Access Rights

Access rights define the relationships between keys and locks. When a key has one or more access rights in common with a lock, the key can unlock the lock.

You can make your own work easier by dividing the access rights into two categories:

  • Access rights based on user groups. You can think of these access rights as groups of accessible areas such as "Master key facilities", "Maintenance facilities" and "Common facilities".

    • Users who share the same facilities typically have the same access rights to the facilities. Therefore, any change to the access rights applies to all users who have been granted the access rights.
  • Lock-specific, individual access rights such as "Apartment X”

    • In addition to the group-based access right, a user can be granted individual, lock-specific access rights.

    An example of the access rights of an apartment key:

    In addition to the "Common facilities" group access right, a typical apartment key includes an individual "Apartment X” access right. In this case, the users (inhabitants) of other apartments do not have access to the apartment in question, but all users have access to the doors of the shared facilities.

The access rights of an individual user are chiefly managed by means of access right groups. Lock-specific, individual access rights complement the access right groups and make access right management more flexible.

The following is a guideline for designing access rights:

  • Create access rights based on user groups, such as "Maintenance", "Subcontractor", "Cleaner", "Guard", or "Employee". Typically, these access rights are used for keys that are created specifically for these user groups. A typical exception to this recommendation is the "Master key" access right, which covers all locks.
  • An access right can cover one or more locks. For example, the "Maintenance" access right can cover the main entrance lock and machine room locks.
  • A lock can contain one or more access rights. For example, machine room locks can include the access rights "Master key" and "Maintenance".
  • A key can have one or more access rights. For example, a maintenance key can include maintenance and employee access rights.

An access right can be set to be either visible or hidden by default in iLOQ 5 Series Manager. For example, it can be sensible to hide seldom used access rights if the system contains hundreds of them. These may include lock-specific individual access rights that have been created in addition to the access rights based on user groups. If hundreds of seldom used, lock-specific access rights are left visible, it can be difficult to browse and find the more commonly used access rights in iLOQ 5 Series Manager. In such cases, it makes sense to hide lock-specific access rights by default. This makes the system more user-friendly.

In addition to standard access rights, the system has API access rights, which enable the use of an Application Programming Interface (API) in system integrations for the management of key access rights.

Both standard and API access rights can be restricted. Restricted access rights can be used on locks that are controlled with external potential-free output data, such as a relay or switch. When the outputs are closed, the access right is enabled. When the outputs are open, the access right is disabled. Restrictions can be applied to normal and API access rights.
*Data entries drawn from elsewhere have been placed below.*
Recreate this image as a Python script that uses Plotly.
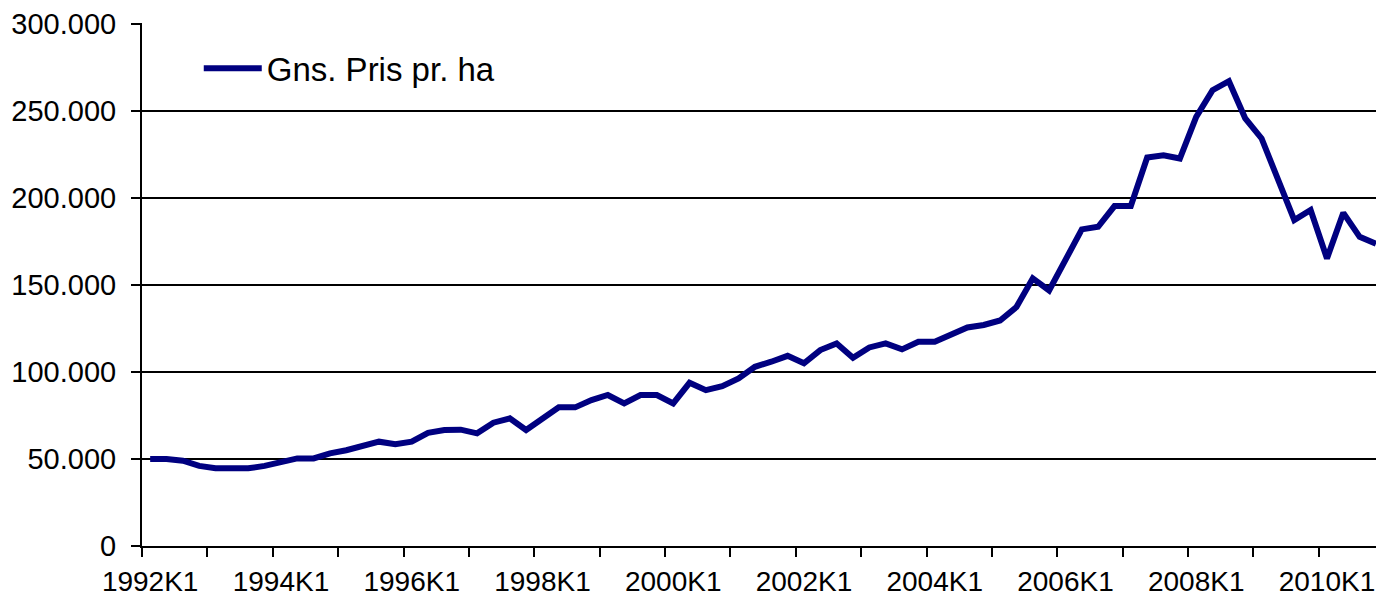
import plotly.graph_objects as go

# Quarterly categories 1992K1 .. 2010K4
years = list(range(1992, 2011))
quarters = [f"{y}K{q}" for y in years for q in range(1, 5)]

# Average price per hectare (DKK)
price = [
    50000, 50000, 49000, 46000, 44600, 44600, 44600, 46000,
    47800, 50300, 50300, 53200, 55000, 57600, 59900, 58400,
    59900, 65000, 66600, 66800, 64700, 70800, 73300, 66600,
    73300, 79600, 79600, 83800, 86700, 81900, 86700, 86700,
    81900, 93700, 89500, 91800, 96200, 102900, 105800, 109200,
    104900, 112500, 116300, 108100, 114000, 116300, 112900, 117300,
    117300, 121700, 125500, 126900, 129500, 137200, 153700, 146700,
    164200, 181800, 183300, 195200, 195200, 223100, 224400, 222500,
    246400, 261700, 266900, 245500, 234000, 210000, 187100, 192900,
    165100, 191300, 177500, 173500,
]
series_name = "Gns. Pris pr. ha"

# category positions (centre of each category slot)
xpos = [i + 0.5 for i in range(len(quarters))]

# tick marks at year boundaries, labels every second year at category centres
tick_vals = [i for i in range(0, len(quarters) + 1, 4)]
label_vals = [i + 0.5 for i in range(0, len(quarters), 8)]
label_text = [quarters[i] for i in range(0, len(quarters), 8)]
y_ticks = [0, 50000, 100000, 150000, 200000, 250000, 300000]

FONT = "Arial, Liberation Sans, sans-serif"

fig = go.Figure()
fig.add_trace(go.Scatter(
    x=xpos, y=price, mode="lines", name=series_name,
    line=dict(color="#000080", width=6),
    customdata=quarters,
    hovertemplate="%{customdata}: %{y:,.0f}<extra></extra>",
))

fig.update_layout(
    width=1376, height=605,
    margin=dict(l=142, r=0, t=23, b=59, autoexpand=False),
    paper_bgcolor="white", plot_bgcolor="white",
    separators=",.",
    font=dict(family=FONT, size=28, color="black"),
    showlegend=True,
    legend=dict(
        x=0.046, y=0.967, xanchor="left", yanchor="top",
        bgcolor="rgba(0,0,0,0)", borderwidth=0,
        font=dict(family=FONT, size=33, color="black"),
        itemwidth=58,
    ),
    xaxis=dict(
        range=[0, 75.5], automargin=False,
        tickmode="array", tickvals=label_vals, ticktext=label_text,
        ticks="", ticklabelstandoff=9, ticklabeloverflow="allow",
        tickfont=dict(family=FONT, size=28, color="black"),
        minor=dict(tickmode="array", tickvals=tick_vals, ticks="outside",
                   ticklen=9, tickwidth=2, tickcolor="black", showgrid=False),
        showgrid=False, zeroline=False,
        showline=True, linecolor="black", linewidth=2,
    ),
    yaxis=dict(
        range=[0, 300300], tickmode="array", tickvals=y_ticks,
        tickformat=",d", automargin=False, ticklabeloverflow="allow",
        ticks="outside", ticklen=9, tickwidth=2, tickcolor="black",
        showgrid=True, gridcolor="black", gridwidth=2,
        zeroline=False, showline=True, linecolor="black", linewidth=2,
        tickfont=dict(family=FONT, size=29, color="black"),
        ticklabelstandoff=9,
    ),
)

fig.write_html(
    "out.html",
    config={"displayModeBar": False},
    post_script="document.body.style.margin='0';document.body.style.overflow='hidden';",
)
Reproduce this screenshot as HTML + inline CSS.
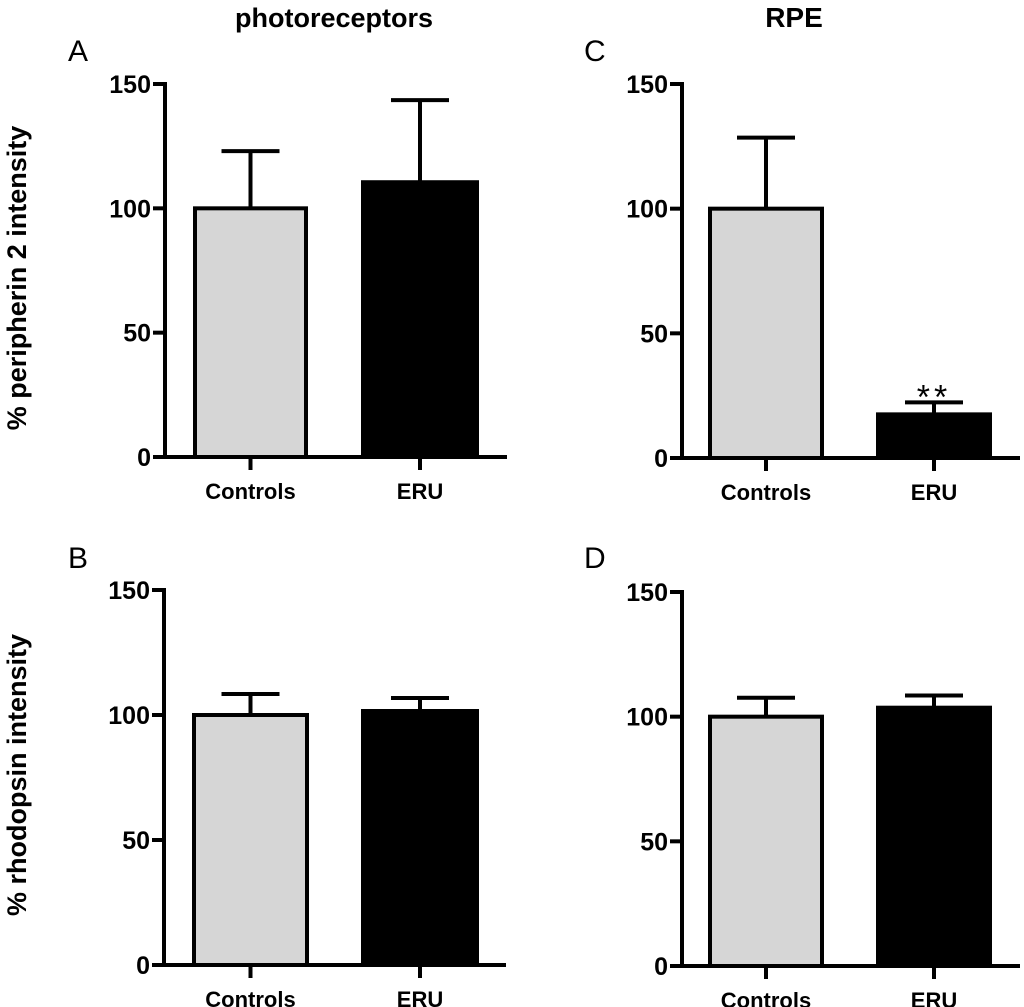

A typical example of the use of restricted access rights is an apartment building where maintenance personnel needs access to individual apartments from time to time. If apartment doors are equipped with an ON/OFF switch, the inhabitants can control maintenance personnel access to their apartment. When the ON/OFF switch is set to ON, maintenance personnel can access the apartment, and when OFF, they cannot. Note that only lock cylinders that support external input are compatible with restricted access rights.